The Mechanics of the $7 Billion Proposal
The JFC’s markup process involved more than just adjusting operating costs. The committee increased one-time supplemental spending to $146.2 million, a substantial $117.2 million hike over the governor’s initial allocations. Despite these increases, the state has opted to preserve its core reserves, keeping the $366 million rainy day fund and the $469 million Budget Stabilization Fund untouched, according to state controller general data cited by WHYY.

For those following Delaware’s fiscal trajectory, this approach contrasts with the tighter constraints seen in earlier cycles. Governor Meyer has publicly signaled his support for the committee’s results, even as they exceed his initial, more conservative targets. However, his stance remains rooted in a specific economic ideology:
“I’m a strong believer that when you have additional revenue, you don’t just put it away for some day in the future,” Meyer told reporters during recent discussions.
The governor has consistently advocated for a model that prioritizes either direct refunds to residents or immediate, tangible spending on their needs.
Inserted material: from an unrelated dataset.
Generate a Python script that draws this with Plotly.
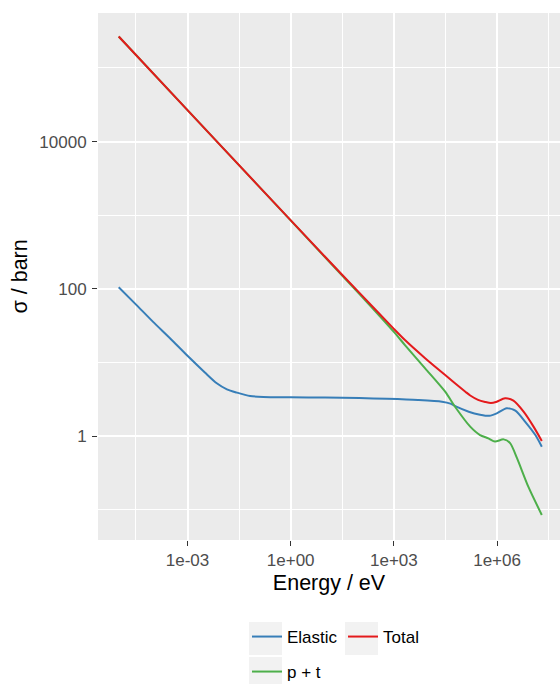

This puts him in a complex position: he must reconcile his vow to limit growth to under 5% with the legislative reality of a committee willing to push spending higher to meet current demands.
The Devil’s Advocate: Caution Versus Investment
Not every observer views this spending increase with optimism. Critics of the current trajectory often point to the risks of long-term structural deficits if one-time revenue spikes are baked into recurring operating costs. While the current JFC plan emphasizes supplemental, one-time expenditures, the baseline operating budget itself continues to climb. For the taxpayer, the “so what” is immediate: the state is choosing to expand its footprint in sectors like education and public programs rather than opting for broad-based tax relief.
The legislative process is not yet finished. With another DEFAC meeting scheduled for June 15, the final numbers could still shift before the June 30 deadline. Lawmakers are expected to file the formal budget and supplemental bills shortly after that final revenue forecast is locked in.
Why This Matters for Delaware Families
Beyond the spreadsheets and committee rooms, these decisions dictate the operational capacity of state agencies. Governor Meyer’s JobsFirst initiative, which recently launched its Permitting Accelerator, relies on the state’s ability to maintain efficient, well-funded administrative processes. When the budget swells, it often reflects a prioritization of these types of government-led economic interventions, intended to cut red tape and accelerate projects without sacrificing environmental oversight.
However, the shift from a 4.99% growth target—as noted in earlier House Republican analysis of the governor’s initial $6.938 billion proposal—to a 6.3% reality underscores the political fluidity of the statehouse. As the debate continues, the residents of Delaware remain the ultimate stakeholders in whether this revenue surplus translates into lasting prosperity or merely a temporary expansion of state commitments.